Problem details -> Quote the records beneath, complete and exact. Leave out images.

Plotting code records ->
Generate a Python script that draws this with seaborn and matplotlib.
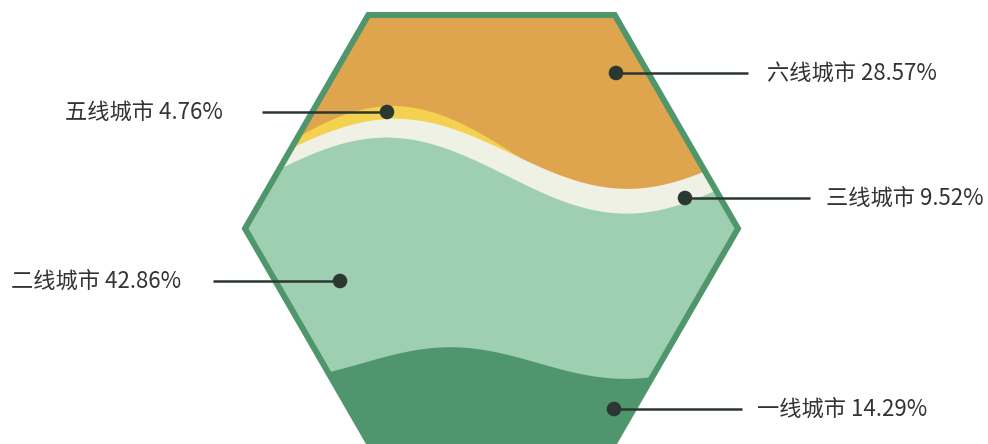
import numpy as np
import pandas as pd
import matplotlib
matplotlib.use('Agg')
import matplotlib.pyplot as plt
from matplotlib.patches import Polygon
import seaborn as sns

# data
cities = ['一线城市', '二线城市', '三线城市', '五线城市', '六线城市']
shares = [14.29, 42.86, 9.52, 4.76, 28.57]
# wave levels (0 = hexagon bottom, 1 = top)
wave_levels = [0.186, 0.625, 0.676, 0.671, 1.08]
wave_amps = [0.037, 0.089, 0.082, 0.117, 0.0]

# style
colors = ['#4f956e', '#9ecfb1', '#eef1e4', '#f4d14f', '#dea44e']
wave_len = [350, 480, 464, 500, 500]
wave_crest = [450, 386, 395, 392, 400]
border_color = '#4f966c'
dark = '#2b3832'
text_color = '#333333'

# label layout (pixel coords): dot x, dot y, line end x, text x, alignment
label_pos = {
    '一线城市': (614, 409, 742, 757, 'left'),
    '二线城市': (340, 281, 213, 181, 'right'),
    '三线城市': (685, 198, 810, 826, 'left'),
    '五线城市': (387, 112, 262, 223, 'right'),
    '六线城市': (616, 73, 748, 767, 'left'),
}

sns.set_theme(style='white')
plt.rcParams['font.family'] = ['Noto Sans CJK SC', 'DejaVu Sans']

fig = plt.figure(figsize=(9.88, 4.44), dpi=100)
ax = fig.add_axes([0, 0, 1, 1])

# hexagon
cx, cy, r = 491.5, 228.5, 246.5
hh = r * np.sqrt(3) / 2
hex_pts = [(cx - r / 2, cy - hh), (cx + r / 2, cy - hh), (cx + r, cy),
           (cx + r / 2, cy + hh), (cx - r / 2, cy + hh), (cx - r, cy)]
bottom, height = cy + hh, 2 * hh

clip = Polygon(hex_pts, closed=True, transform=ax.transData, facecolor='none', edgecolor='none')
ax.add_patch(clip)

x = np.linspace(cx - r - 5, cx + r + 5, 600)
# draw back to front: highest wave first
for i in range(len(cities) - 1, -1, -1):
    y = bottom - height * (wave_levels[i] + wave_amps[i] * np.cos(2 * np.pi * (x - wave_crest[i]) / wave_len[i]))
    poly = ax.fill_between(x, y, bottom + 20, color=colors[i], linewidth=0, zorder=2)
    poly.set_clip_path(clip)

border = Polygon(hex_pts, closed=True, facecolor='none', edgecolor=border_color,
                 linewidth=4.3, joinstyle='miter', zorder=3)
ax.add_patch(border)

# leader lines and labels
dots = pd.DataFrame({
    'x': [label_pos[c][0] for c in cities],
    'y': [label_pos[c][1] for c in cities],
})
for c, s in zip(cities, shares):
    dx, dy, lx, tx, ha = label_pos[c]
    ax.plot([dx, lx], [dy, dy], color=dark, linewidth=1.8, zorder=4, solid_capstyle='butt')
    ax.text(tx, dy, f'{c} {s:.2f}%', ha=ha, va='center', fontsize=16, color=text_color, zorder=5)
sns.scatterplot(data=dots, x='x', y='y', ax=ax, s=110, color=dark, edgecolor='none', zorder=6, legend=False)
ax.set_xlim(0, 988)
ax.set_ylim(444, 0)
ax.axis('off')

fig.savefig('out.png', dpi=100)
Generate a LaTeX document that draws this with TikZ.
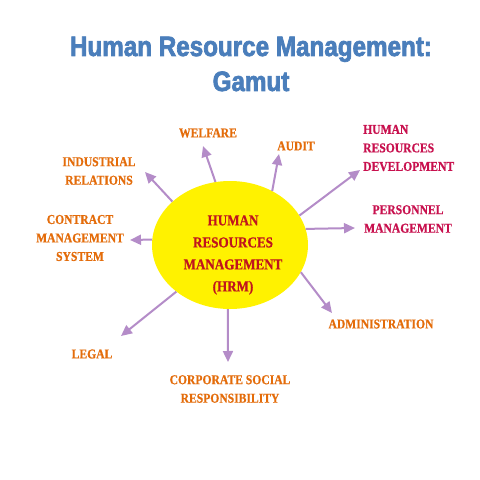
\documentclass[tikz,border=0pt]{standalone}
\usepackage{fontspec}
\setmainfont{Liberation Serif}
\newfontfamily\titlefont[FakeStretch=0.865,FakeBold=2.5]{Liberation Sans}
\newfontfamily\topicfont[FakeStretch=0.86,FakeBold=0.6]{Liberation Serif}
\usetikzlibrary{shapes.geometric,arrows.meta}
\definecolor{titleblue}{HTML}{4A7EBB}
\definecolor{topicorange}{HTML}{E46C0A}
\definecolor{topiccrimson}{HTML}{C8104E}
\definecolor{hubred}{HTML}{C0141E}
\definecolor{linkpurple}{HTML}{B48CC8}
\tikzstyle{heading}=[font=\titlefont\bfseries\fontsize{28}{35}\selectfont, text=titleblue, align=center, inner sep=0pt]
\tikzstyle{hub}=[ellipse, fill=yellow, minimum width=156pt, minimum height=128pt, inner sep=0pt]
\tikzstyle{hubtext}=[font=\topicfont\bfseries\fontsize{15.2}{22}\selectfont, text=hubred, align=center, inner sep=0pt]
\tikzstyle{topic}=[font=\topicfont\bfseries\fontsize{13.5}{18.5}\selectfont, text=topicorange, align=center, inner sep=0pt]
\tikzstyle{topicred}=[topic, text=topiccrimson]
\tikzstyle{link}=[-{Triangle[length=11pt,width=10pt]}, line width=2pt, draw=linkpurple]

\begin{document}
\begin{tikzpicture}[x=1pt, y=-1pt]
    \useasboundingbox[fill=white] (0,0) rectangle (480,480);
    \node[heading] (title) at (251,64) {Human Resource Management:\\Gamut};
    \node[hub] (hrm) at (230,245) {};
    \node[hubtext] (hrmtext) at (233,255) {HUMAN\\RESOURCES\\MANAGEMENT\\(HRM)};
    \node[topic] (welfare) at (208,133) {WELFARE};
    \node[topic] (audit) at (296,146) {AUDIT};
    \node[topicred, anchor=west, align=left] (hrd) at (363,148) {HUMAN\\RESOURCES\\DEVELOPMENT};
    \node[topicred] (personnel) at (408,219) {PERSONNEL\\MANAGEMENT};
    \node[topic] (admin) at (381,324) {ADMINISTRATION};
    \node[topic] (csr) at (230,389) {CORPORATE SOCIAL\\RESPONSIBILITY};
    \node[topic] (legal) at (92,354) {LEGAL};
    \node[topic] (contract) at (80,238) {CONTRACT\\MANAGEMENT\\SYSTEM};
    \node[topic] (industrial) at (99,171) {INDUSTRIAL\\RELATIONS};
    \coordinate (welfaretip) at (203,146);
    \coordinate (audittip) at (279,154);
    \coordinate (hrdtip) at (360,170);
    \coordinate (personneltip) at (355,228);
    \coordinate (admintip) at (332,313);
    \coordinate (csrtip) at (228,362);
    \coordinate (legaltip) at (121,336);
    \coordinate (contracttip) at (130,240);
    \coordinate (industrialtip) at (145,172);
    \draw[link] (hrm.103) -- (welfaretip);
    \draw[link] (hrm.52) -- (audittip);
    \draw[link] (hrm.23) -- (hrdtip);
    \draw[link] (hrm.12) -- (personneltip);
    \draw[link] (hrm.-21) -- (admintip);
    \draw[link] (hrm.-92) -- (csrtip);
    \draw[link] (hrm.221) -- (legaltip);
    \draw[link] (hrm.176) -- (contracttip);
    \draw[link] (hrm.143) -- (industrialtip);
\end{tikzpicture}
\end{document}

Task result ->
Generate a Python script that draws this with seaborn and matplotlib.
import numpy as np
import pandas as pd
import matplotlib
matplotlib.use('Agg')
import matplotlib.pyplot as plt
from matplotlib.patches import Polygon
import seaborn as sns

# data
cities = ['一线城市', '二线城市', '三线城市', '五线城市', '六线城市']
shares = [14.29, 42.86, 9.52, 4.76, 28.57]
# wave levels (0 = hexagon bottom, 1 = top)
wave_levels = [0.186, 0.625, 0.676, 0.671, 1.08]
wave_amps = [0.037, 0.089, 0.082, 0.117, 0.0]

# style
colors = ['#4f956e', '#9ecfb1', '#eef1e4', '#f4d14f', '#dea44e']
wave_len = [350, 480, 464, 500, 500]
wave_crest = [450, 386, 395, 392, 400]
border_color = '#4f966c'
dark = '#2b3832'
text_color = '#333333'

# label layout (pixel coords): dot x, dot y, line end x, text x, alignment
label_pos = {
    '一线城市': (614, 409, 742, 757, 'left'),
    '二线城市': (340, 281, 213, 181, 'right'),
    '三线城市': (685, 198, 810, 826, 'left'),
    '五线城市': (387, 112, 262, 223, 'right'),
    '六线城市': (616, 73, 748, 767, 'left'),
}

sns.set_theme(style='white')
plt.rcParams['font.family'] = ['Noto Sans CJK SC', 'DejaVu Sans']

fig = plt.figure(figsize=(9.88, 4.44), dpi=100)
ax = fig.add_axes([0, 0, 1, 1])

# hexagon
cx, cy, r = 491.5, 228.5, 246.5
hh = r * np.sqrt(3) / 2
hex_pts = [(cx - r / 2, cy - hh), (cx + r / 2, cy - hh), (cx + r, cy),
           (cx + r / 2, cy + hh), (cx - r / 2, cy + hh), (cx - r, cy)]
bottom, height = cy + hh, 2 * hh

clip = Polygon(hex_pts, closed=True, transform=ax.transData, facecolor='none', edgecolor='none')
ax.add_patch(clip)

x = np.linspace(cx - r - 5, cx + r + 5, 600)
# draw back to front: highest wave first
for i in range(len(cities) - 1, -1, -1):
    y = bottom - height * (wave_levels[i] + wave_amps[i] * np.cos(2 * np.pi * (x - wave_crest[i]) / wave_len[i]))
    poly = ax.fill_between(x, y, bottom + 20, color=colors[i], linewidth=0, zorder=2)
    poly.set_clip_path(clip)

border = Polygon(hex_pts, closed=True, facecolor='none', edgecolor=border_color,
                 linewidth=4.3, joinstyle='miter', zorder=3)
ax.add_patch(border)

# leader lines and labels
dots = pd.DataFrame({
    'x': [label_pos[c][0] for c in cities],
    'y': [label_pos[c][1] for c in cities],
})
for c, s in zip(cities, shares):
    dx, dy, lx, tx, ha = label_pos[c]
    ax.plot([dx, lx], [dy, dy], color=dark, linewidth=1.8, zorder=4, solid_capstyle='butt')
    ax.text(tx, dy, f'{c} {s:.2f}%', ha=ha, va='center', fontsize=16, color=text_color, zorder=5)
sns.scatterplot(data=dots, x='x', y='y', ax=ax, s=110, color=dark, edgecolor='none', zorder=6, legend=False)
ax.set_xlim(0, 988)
ax.set_ylim(444, 0)
ax.axis('off')

fig.savefig('out.png', dpi=100)
Generate a LaTeX document that draws this with TikZ.
\documentclass[tikz,border=0pt]{standalone}
\usepackage{fontspec}
\setmainfont{Liberation Serif}
\newfontfamily\titlefont[FakeStretch=0.865,FakeBold=2.5]{Liberation Sans}
\newfontfamily\topicfont[FakeStretch=0.86,FakeBold=0.6]{Liberation Serif}
\usetikzlibrary{shapes.geometric,arrows.meta}
\definecolor{titleblue}{HTML}{4A7EBB}
\definecolor{topicorange}{HTML}{E46C0A}
\definecolor{topiccrimson}{HTML}{C8104E}
\definecolor{hubred}{HTML}{C0141E}
\definecolor{linkpurple}{HTML}{B48CC8}
\tikzstyle{heading}=[font=\titlefont\bfseries\fontsize{28}{35}\selectfont, text=titleblue, align=center, inner sep=0pt]
\tikzstyle{hub}=[ellipse, fill=yellow, minimum width=156pt, minimum height=128pt, inner sep=0pt]
\tikzstyle{hubtext}=[font=\topicfont\bfseries\fontsize{15.2}{22}\selectfont, text=hubred, align=center, inner sep=0pt]
\tikzstyle{topic}=[font=\topicfont\bfseries\fontsize{13.5}{18.5}\selectfont, text=topicorange, align=center, inner sep=0pt]
\tikzstyle{topicred}=[topic, text=topiccrimson]
\tikzstyle{link}=[-{Triangle[length=11pt,width=10pt]}, line width=2pt, draw=linkpurple]

\begin{document}
\begin{tikzpicture}[x=1pt, y=-1pt]
    \useasboundingbox[fill=white] (0,0) rectangle (480,480);
    \node[heading] (title) at (251,64) {Human Resource Management:\\Gamut};
    \node[hub] (hrm) at (230,245) {};
    \node[hubtext] (hrmtext) at (233,255) {HUMAN\\RESOURCES\\MANAGEMENT\\(HRM)};
    \node[topic] (welfare) at (208,133) {WELFARE};
    \node[topic] (audit) at (296,146) {AUDIT};
    \node[topicred, anchor=west, align=left] (hrd) at (363,148) {HUMAN\\RESOURCES\\DEVELOPMENT};
    \node[topicred] (personnel) at (408,219) {PERSONNEL\\MANAGEMENT};
    \node[topic] (admin) at (381,324) {ADMINISTRATION};
    \node[topic] (csr) at (230,389) {CORPORATE SOCIAL\\RESPONSIBILITY};
    \node[topic] (legal) at (92,354) {LEGAL};
    \node[topic] (contract) at (80,238) {CONTRACT\\MANAGEMENT\\SYSTEM};
    \node[topic] (industrial) at (99,171) {INDUSTRIAL\\RELATIONS};
    \coordinate (welfaretip) at (203,146);
    \coordinate (audittip) at (279,154);
    \coordinate (hrdtip) at (360,170);
    \coordinate (personneltip) at (355,228);
    \coordinate (admintip) at (332,313);
    \coordinate (csrtip) at (228,362);
    \coordinate (legaltip) at (121,336);
    \coordinate (contracttip) at (130,240);
    \coordinate (industrialtip) at (145,172);
    \draw[link] (hrm.103) -- (welfaretip);
    \draw[link] (hrm.52) -- (audittip);
    \draw[link] (hrm.23) -- (hrdtip);
    \draw[link] (hrm.12) -- (personneltip);
    \draw[link] (hrm.-21) -- (admintip);
    \draw[link] (hrm.-92) -- (csrtip);
    \draw[link] (hrm.221) -- (legaltip);
    \draw[link] (hrm.176) -- (contracttip);
    \draw[link] (hrm.143) -- (industrialtip);
\end{tikzpicture}
\end{document}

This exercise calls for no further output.